Yes, several strategies can improve motor efficiency: using premium efficiency motors, ensuring proper sizing (avoiding oversized motors), maintaining proper voltage levels, keeping the motor clean and well-lubricated, and using variable frequency drives for variable load applications. The U.S. Department of Energy offers comprehensive resources on improving motor system efficiency.

Why do some countries use metric horsepower?

Metric horsepower (often abbreviated as PS from the German "Pferdestärke") is defined as 75 kgf·m/s, which equals approximately 735.49875 watts. This definition was established in Europe and is still widely used in automotive and industrial applications in many countries outside the United States.

How accurate is this calculator for my specific motor?

This calculator provides accurate conversions based on the input values you provide. For the most precise results, use the actual efficiency and power factor values from your motor's nameplate or from measurements taken under operating conditions. The calculator uses standard conversion factors that are widely accepted in engineering practice.

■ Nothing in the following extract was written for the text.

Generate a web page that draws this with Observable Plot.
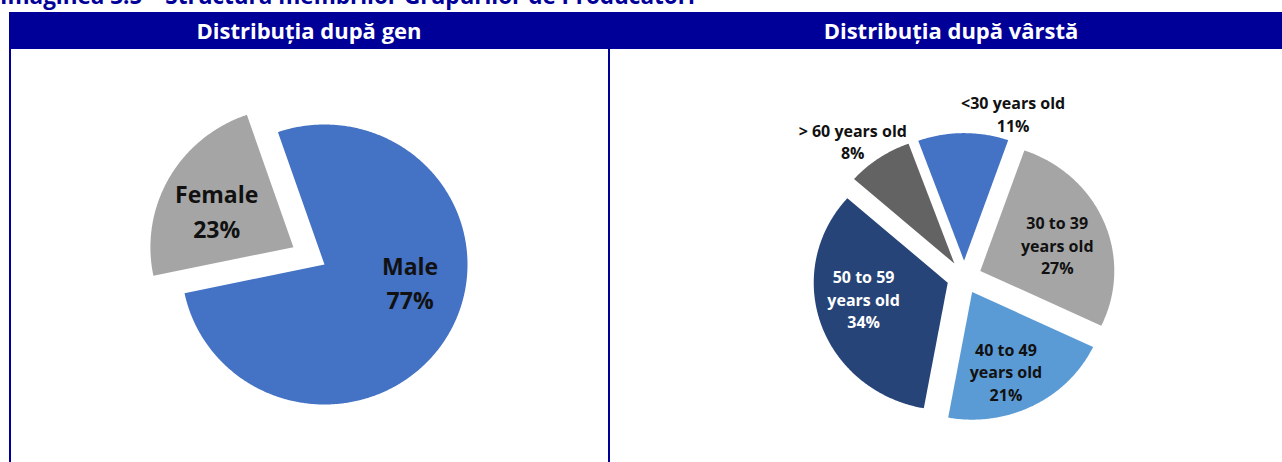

What's the relationship between kilowatts and horsepower?

One kilowatt (1000 watts) is equivalent to approximately 1.341 mechanical horsepower. To convert kilowatts to horsepower, multiply by 1.34102209. Conversely, to convert horsepower to kilowatts, multiply by 0.745699872. This relationship is fundamental in many engineering calculations involving electric motors and power systems.